If the first term of a geometric progression is denoted by $$a$$, and the common ratio is denoted by $$r$$, then:
The first term is $$a_1 = a$$.
The second term is $$a_2 = ar$$.
The third term is $$a_3 = ar^2$$.
And so on, the nth term is given by the formula $$a_n = ar^{n-1}$$.
The sum to infinity of a geometric progression, denoted as $$S_\infty$$, is given by the formula $$S_\infty = \frac{a}{1-r}$$. This formula is valid only when the absolute value of the common ratio, $$|r|$$, is less than 1 (i.e., $$-1 < r < 1$$). Our problem states $$0 < r < 1$$, which satisfies this condition.

**step3** Formulating equations from the given information

Based on the problem statement and the general formula for the nth term, we can write down two equations:
1. For the second term ($$n=2$$): $$a_2 = ar^{2-1} = ar$$. So, $$ar = 27p^2$$.
2. For the fifth term ($$n=5$$): $$a_5 = ar^{5-1} = ar^4$$. So, $$ar^4 = p^5$$.

**step4** Finding the common ratio, r

To find the common ratio $$r$$, we can divide the equation for the fifth term by the equation for the second term. This will eliminate the first term, $$a$$, allowing us to solve for $$r$$:
$$ \frac{ar^4}{ar} = \frac{p^5}{27p^2} $$
Simplify both sides of the equation:
$$ r^{4-1} = \frac{p^{5-2}}{27} $$
$$ r^3 = \frac{p^3}{27} $$
To find $$r$$, we take the cube root of both sides:
$$ r = \sqrt[3]{\frac{p^3}{27}} $$
$$ r = \frac{p}{3} $$

**step5** Verifying the condition for r

The problem specifies that $$0 < r < 1$$. We found $$r = \frac{p}{3}$$.
Let's substitute this into the given condition:
$$ 0 < \frac{p}{3} < 1 $$
To find the possible values of $$p$$, we multiply all parts of the inequality by 3:
$$ 0 \times 3 < \frac{p}{3} \times 3 < 1 \times 3 $$
$$ 0 < p < 3 $$
This means that for the common ratio to be valid for a sum to infinity, $$p$$ must be a number between 0 and 3.

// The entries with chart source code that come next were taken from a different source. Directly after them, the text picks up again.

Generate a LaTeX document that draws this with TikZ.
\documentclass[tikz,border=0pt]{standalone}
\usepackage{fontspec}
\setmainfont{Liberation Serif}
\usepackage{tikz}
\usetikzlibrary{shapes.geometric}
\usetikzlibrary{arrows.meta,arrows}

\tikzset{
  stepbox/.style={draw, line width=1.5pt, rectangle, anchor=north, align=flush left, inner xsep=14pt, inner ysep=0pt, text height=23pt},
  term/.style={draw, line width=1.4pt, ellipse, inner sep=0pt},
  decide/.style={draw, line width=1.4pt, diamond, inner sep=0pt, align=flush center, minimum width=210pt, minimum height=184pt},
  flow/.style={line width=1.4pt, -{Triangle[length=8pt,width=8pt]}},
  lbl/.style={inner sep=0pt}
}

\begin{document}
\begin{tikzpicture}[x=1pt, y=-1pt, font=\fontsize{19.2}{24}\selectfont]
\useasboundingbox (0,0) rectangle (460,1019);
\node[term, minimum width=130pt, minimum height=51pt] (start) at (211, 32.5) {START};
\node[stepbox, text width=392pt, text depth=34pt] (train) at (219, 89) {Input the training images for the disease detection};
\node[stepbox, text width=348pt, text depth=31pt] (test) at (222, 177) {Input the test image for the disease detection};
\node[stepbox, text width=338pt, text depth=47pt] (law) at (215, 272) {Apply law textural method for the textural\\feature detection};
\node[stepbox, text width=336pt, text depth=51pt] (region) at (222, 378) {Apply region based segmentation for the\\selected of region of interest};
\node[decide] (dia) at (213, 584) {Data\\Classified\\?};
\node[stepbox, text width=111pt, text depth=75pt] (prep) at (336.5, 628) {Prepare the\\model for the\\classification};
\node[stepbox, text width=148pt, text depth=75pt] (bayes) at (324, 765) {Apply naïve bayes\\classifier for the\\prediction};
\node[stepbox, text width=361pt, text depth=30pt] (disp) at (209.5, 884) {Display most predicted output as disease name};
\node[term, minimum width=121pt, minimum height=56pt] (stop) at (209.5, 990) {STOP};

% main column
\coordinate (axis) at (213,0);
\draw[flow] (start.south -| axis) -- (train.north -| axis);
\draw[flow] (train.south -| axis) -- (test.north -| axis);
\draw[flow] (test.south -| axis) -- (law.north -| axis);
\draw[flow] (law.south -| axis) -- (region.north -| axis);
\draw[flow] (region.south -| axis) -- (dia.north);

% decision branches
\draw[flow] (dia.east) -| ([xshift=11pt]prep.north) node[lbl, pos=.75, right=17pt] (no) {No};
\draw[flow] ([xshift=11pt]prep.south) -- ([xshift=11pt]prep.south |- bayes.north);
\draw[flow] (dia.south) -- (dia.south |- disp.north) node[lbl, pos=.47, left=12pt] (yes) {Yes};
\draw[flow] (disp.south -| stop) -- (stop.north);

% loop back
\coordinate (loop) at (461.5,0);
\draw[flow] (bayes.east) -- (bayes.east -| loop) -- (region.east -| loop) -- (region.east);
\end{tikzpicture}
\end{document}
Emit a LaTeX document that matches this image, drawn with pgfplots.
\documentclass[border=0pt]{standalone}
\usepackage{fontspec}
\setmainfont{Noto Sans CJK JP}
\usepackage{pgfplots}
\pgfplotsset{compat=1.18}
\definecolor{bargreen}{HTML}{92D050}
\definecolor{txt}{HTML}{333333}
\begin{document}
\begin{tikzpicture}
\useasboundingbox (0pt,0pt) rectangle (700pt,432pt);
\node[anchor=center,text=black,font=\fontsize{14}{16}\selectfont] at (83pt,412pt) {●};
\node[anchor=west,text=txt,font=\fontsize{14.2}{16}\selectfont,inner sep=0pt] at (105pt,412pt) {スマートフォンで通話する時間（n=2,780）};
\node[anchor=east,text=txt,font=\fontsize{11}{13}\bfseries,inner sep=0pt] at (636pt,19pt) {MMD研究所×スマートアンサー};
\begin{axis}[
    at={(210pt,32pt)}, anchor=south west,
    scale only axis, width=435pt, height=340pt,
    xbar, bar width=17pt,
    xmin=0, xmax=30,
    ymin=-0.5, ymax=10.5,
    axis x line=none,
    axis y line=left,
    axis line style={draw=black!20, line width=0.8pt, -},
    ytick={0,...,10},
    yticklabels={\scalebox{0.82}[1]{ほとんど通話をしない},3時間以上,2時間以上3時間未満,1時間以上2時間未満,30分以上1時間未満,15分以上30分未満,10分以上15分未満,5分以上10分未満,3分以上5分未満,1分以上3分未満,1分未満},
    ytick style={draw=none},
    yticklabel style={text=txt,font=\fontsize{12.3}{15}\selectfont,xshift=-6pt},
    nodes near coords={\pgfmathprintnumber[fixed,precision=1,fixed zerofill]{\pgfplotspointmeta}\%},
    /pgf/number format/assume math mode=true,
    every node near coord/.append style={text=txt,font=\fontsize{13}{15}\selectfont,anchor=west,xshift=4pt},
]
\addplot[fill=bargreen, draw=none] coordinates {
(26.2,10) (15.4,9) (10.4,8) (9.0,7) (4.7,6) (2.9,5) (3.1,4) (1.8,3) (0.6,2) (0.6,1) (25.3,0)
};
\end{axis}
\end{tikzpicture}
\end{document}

**step6** Finding the first term, a

Now that we have the common ratio, $$r = \frac{p}{3}$$, we can use the equation for the second term ($$ar = 27p^2$$) to find the first term, $$a$$.
Substitute the value of $$r$$ into the equation:
$$ a \left(\frac{p}{3}\right) = 27p^2 $$
To solve for $$a$$, we multiply both sides of the equation by the reciprocal of $$\frac{p}{3}$$, which is $$\frac{3}{p}$$:
$$ a = 27p^2 \times \frac{3}{p} $$
$$ a = 81p $$

**step7** Calculating the sum to infinity

Finally, we can calculate the sum to infinity using the formula $$S_\infty = \frac{a}{1-r}$$.
Substitute the values we found for $$a$$ and $$r$$ into the formula:
$$ S_\infty = \frac{81p}{1 - \frac{p}{3}} $$
To simplify the denominator, we find a common denominator:
$$ 1 - \frac{p}{3} = \frac{3}{3} - \frac{p}{3} = \frac{3-p}{3} $$
Now substitute this back into the formula for $$S_\infty$$:
$$ S_\infty = \frac{81p}{\frac{3-p}{3}} $$
To divide by a fraction, we multiply by its reciprocal:
$$ S_\infty = 81p \times \frac{3}{3-p} $$
$$ S_\infty = \frac{243p}{3-p} $$
This is the sum to infinity of the progression, expressed in terms of $$p$$.